Cherry blossoms are everywhere in Japan. The school yard of most schools are lined with them. Parks are filled with them. Shrines, temples, monuments all have sakura growing around them. Driving in the countryside is very pretty during this time.

However, the cherry blossoms only bloom for about a week--maybe two if the weather is very cooperative. Thus during this time, everyone celebrates with hanami--literally flower watching. Everyone finds nice spots under the sakura to spread out a tarp and eat and drink and bask in the beauty. In some places, lights are strung between the trees so that it is pretty at night. That way, people can continue their hanami in the evening. The pictures are from a hanami I had on Sunday with some friends near the castle in Wakuya, a town north of here.

I recently learned the reason why sakura and hanami are so important to Japanese culture. The sakura symbolize life. They are ephemeral and fleeting. The trees bloom, but after a brief period or a heavy wind and rain, they are gone. (Today is raining). Thus, you have to go out and celebrate the blossoms (life) while they're out there...because they'll be gone soon.

Incidently, I realized that I only have 3 more months of living in Japan. So I'm working on celebrating it while I still have it.

Thursday, April 10, 2008

Sharing My Lunch

As I wrote before, I sometimes make food that I get cravings for but that don’t exist in Japan. Among these foods is hummus. Yesterday I brought some hummus and pieces of carrots to school with me in my bento (boxed lunch). And since everyone stares and questions my food whenever I bring in anything I make myself, I shared with quite a few people. Not only did I introduce several of my coworkers to hummus, but I also introduced them to the concept of eating raw carrots. That’s right. Apparently in Japan they do not eat raw carrots. And they were quite shocked that I did. Until they tried some. Because everyone agrees that carrots and hummus is delicious.

New Beginnings

The new school year began this week. On the first day of school only the older students came. After a ceremony introducing the new teachers, we prepared for the arrival of the new students. All of the 1-nen-sei classrooms were decorated and the gym was set up for a ceremony.

My coworkers and I decided that the proper English translation for the ceremony would be “school entrance ceremony,” although I don’t remember anything like this occurring while I was at school. It did however, bring back memories of Freshman convocation at IWU, that being the only thing I could liken it to. I started worrying about the resemblance when a student passed out, however, it wasn't hot and if there was a Japanese equivalent of "oouuuuut", it went over my head.

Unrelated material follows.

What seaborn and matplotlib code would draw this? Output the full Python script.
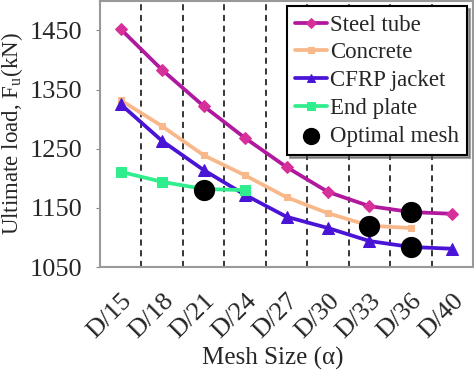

The ceremony was fairly long, and pretty similar to graduation, with the new students marching in, every student’s name called, and a bunch of speeches by various officials and a couple students. And bowing. Lots of bowing.

Friday, April 4, 2008

Role Reversal

One of the new teachers at Taiwa Chuu went to grad school in the US. In fact, she just returned to Japan last month. She is still readjusting to driving on the left side of the road. Her English is impeccable (it would have to be after 10 years of immersion). She said that if I need any help with anything to ask her (practically everyone I've ever met in Japan has said this to me). But I joked that if she needs any help to ask me. After all, on some level I've been here longer than she has. After her welcome party, she gave me a ride back to where I parked my car--a parking garage near a subway station where you don't have to pay for parking. So I'm teaching her secrets and tricks already. She joked that I'm her 'sempai'. Sempai is a Japanese concept of anyone who is senior to you, either ahead of you in school or at the same company longer than you, and you look to this person for guidance.

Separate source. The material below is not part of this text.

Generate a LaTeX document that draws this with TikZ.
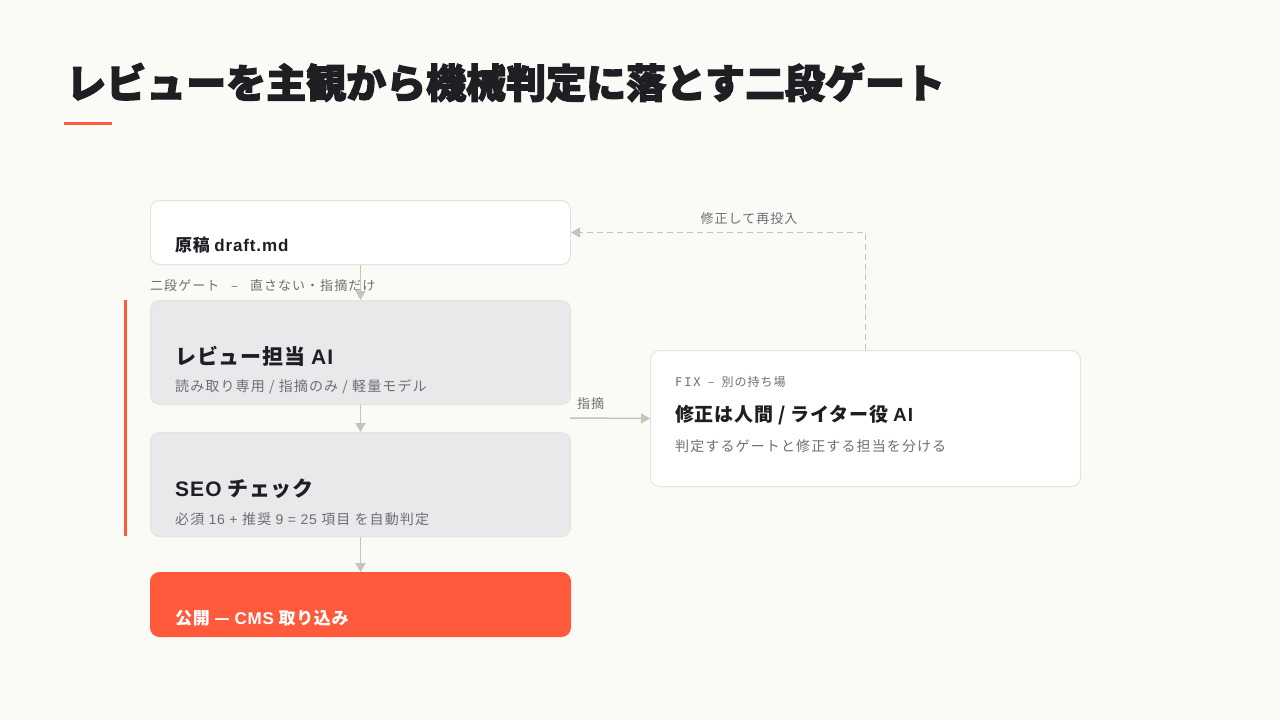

And more bang for your buck. Another role reversal tale from this evening:

At the fancy restaurant they put out both chopsticks as well as knives and forks. During the second course I'm happily eating with my chopsticks when I notice that my neighbors to the right and left are both using the Western utensils. At some point, from my left I get the inevitable "Hashi wa jozu" [You're skilled with chopsticks]. And I was able to shoot right back, "naifu to foku wa jozu" [You're skilled with a knife and fork].

Goodbyes and Hellos

April marks the beginning of the new school year in Japan and it means an interesting Japanese phenomenon occurs. Teachers are rotated among schools. For some reason (a reason not known to the Japanese teachers I asked today) elementary school and junior high teachers don't stay at the same school for more than a few years. They don't get a choice in the matter and are told sometime in March that they'll be transferring.

Thus, last Friday we had a goodbye party for the 7 teachers leaving Taiwa Junior High. At school that morning we had a ceremony with the students (despite the fact that it was technically vacation and that the 3-nen-sei had graduated, they were all there in their uniforms). After the ceremony the teachers moved all the desks in the staff room around to reflect everyone's new positions. Most of the 1-nen-sei teachers became 2-nen-sei teachers, those 2-nen-sei teachers that didn't leave became 3-nen-sei teachers...

And then the teachers gathered in the evening at a fancy Chinese restaurant. In the true Japanese sense there were quite a few speeches and even more drinking. The presentation of the food was spectacular. (Unfortunately my camera is officially out of order). The first dish that got brought out for each table had slices of duck eggs on one side laid out to look like a frog. On the other side of the dish were thin slices of various foods arranged to look like a peacock. Later we had shark fin soup and some kind of large fish...and probably some other things that I'm forgetting. Two of the English teachers I worked with left and saying farewell to them was sad.

But if teachers leave others have to replace them. Therefore, earlier this evening we had a welcome party for the new teachers. This took place at another fancy restaurant in Sendai. The food was good, but less remarkable. And once again there were tons of speeches. Among the speeches...each new teacher introduced themselves and then all the 'veteran' staff were introduced. And at both events, at the end of the night and the height of drunkenness everyone stood up and sang the school song.

So it seems that in Japan fancy parties come in twos. You have a party to ring out the old year and bring in the new year. And you have a party to send off your leaving coworkers and welcome your new ones. Although the reason for the reshuffling remains a mystery.